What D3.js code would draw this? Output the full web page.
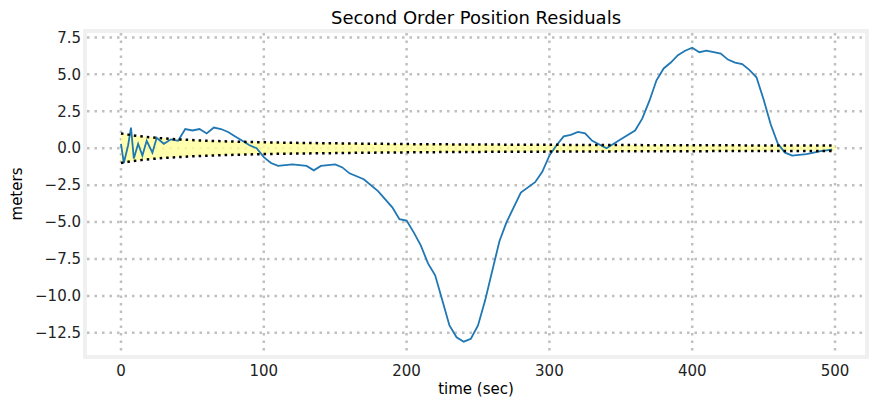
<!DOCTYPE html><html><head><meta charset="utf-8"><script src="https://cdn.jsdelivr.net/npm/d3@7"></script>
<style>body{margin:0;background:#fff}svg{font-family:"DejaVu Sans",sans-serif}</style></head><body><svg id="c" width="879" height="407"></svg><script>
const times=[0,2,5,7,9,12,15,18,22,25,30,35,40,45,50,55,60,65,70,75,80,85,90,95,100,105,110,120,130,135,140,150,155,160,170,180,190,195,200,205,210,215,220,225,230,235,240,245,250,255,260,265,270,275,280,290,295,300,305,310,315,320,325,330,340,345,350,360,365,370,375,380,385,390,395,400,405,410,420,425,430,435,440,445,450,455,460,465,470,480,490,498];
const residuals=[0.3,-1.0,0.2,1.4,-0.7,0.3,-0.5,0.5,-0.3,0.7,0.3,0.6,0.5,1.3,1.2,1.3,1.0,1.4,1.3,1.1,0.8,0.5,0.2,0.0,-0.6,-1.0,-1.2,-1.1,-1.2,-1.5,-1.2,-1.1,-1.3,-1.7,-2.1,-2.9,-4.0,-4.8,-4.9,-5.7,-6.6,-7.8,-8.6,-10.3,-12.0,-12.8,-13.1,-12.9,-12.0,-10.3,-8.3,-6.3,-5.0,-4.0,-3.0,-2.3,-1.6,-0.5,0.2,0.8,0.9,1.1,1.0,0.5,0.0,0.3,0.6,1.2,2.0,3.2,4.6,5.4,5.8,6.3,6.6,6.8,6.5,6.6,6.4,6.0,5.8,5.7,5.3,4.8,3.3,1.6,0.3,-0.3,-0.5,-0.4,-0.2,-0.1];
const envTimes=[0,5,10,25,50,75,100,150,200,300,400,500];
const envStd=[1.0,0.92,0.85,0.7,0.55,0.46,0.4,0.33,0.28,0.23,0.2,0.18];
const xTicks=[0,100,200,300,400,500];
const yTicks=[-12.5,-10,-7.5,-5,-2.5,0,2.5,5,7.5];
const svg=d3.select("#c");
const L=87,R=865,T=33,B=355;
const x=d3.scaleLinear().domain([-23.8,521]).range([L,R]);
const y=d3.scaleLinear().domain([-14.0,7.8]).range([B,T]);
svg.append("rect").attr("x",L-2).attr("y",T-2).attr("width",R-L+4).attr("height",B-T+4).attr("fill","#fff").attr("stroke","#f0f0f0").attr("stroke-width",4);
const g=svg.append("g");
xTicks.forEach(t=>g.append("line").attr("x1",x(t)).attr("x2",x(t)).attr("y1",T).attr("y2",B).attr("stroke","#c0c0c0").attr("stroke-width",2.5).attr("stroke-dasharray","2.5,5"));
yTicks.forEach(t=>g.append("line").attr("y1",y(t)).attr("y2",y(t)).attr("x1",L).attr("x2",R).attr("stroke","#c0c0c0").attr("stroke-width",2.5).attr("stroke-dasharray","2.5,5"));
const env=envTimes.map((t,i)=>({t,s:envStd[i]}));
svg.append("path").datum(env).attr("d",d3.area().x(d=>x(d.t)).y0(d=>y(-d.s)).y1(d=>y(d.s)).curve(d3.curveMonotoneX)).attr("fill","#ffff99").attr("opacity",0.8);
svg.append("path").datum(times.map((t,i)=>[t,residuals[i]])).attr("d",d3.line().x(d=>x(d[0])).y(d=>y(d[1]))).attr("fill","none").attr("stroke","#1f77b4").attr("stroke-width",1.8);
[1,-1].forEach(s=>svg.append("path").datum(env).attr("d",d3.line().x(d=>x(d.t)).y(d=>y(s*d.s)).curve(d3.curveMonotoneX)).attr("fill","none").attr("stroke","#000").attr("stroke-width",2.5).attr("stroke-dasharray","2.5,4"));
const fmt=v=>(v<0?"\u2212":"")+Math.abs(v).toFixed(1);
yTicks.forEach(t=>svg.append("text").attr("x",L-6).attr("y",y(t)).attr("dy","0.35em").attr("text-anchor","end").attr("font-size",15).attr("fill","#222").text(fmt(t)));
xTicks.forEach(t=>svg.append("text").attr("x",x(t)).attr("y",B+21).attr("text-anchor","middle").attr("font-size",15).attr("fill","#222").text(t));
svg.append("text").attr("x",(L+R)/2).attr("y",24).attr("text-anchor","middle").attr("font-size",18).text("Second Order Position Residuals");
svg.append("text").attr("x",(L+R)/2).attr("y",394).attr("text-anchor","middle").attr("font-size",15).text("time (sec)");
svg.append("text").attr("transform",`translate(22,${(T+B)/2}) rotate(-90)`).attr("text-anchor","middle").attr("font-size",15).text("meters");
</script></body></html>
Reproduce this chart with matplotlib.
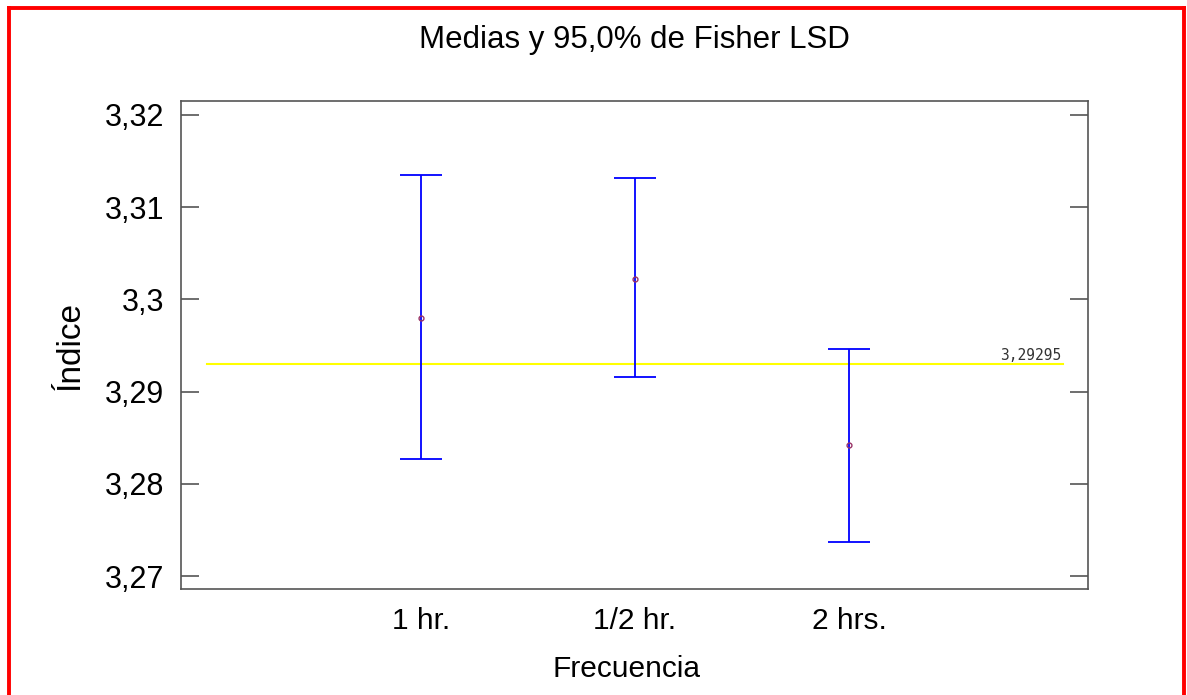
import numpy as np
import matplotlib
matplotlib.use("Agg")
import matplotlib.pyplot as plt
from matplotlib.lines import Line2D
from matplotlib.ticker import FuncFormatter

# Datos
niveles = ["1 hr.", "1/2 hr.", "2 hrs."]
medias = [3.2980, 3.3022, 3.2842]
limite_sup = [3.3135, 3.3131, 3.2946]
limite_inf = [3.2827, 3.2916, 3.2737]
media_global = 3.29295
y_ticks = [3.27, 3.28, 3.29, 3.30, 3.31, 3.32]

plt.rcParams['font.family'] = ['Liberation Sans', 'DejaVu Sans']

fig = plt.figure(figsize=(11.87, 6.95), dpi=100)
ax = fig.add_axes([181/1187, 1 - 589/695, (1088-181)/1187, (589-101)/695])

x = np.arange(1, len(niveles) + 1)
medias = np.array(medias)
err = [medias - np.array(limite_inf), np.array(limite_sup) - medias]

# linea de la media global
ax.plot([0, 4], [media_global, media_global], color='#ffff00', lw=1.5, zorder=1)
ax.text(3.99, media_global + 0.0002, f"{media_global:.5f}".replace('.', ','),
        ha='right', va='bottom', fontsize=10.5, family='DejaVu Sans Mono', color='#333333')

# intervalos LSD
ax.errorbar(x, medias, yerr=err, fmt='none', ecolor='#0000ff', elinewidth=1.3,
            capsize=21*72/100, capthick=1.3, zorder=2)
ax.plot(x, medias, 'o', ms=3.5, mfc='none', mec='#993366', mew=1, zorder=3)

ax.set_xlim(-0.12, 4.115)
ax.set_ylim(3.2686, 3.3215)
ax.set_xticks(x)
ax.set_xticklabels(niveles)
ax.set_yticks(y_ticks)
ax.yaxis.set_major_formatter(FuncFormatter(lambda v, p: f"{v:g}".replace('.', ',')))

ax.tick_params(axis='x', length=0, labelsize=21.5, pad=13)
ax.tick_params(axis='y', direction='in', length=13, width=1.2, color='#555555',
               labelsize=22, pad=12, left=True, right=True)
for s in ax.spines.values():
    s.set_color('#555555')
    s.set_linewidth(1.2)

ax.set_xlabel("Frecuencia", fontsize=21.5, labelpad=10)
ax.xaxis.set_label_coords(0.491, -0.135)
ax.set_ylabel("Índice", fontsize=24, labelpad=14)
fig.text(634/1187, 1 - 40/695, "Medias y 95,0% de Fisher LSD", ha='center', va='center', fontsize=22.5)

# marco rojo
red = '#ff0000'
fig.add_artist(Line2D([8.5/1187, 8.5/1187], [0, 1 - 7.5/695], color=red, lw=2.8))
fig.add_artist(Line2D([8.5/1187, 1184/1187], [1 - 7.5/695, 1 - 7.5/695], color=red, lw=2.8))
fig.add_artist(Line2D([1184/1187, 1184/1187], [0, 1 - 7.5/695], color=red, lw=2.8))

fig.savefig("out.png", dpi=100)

━━━━━━━━━━━━━━━━━━━━

Requirements :: Out of the records, collect only those lines that contain the string "this".

In response ::
What D3.js code would draw this? Output the full web page.
Reproduce this chart with matplotlib.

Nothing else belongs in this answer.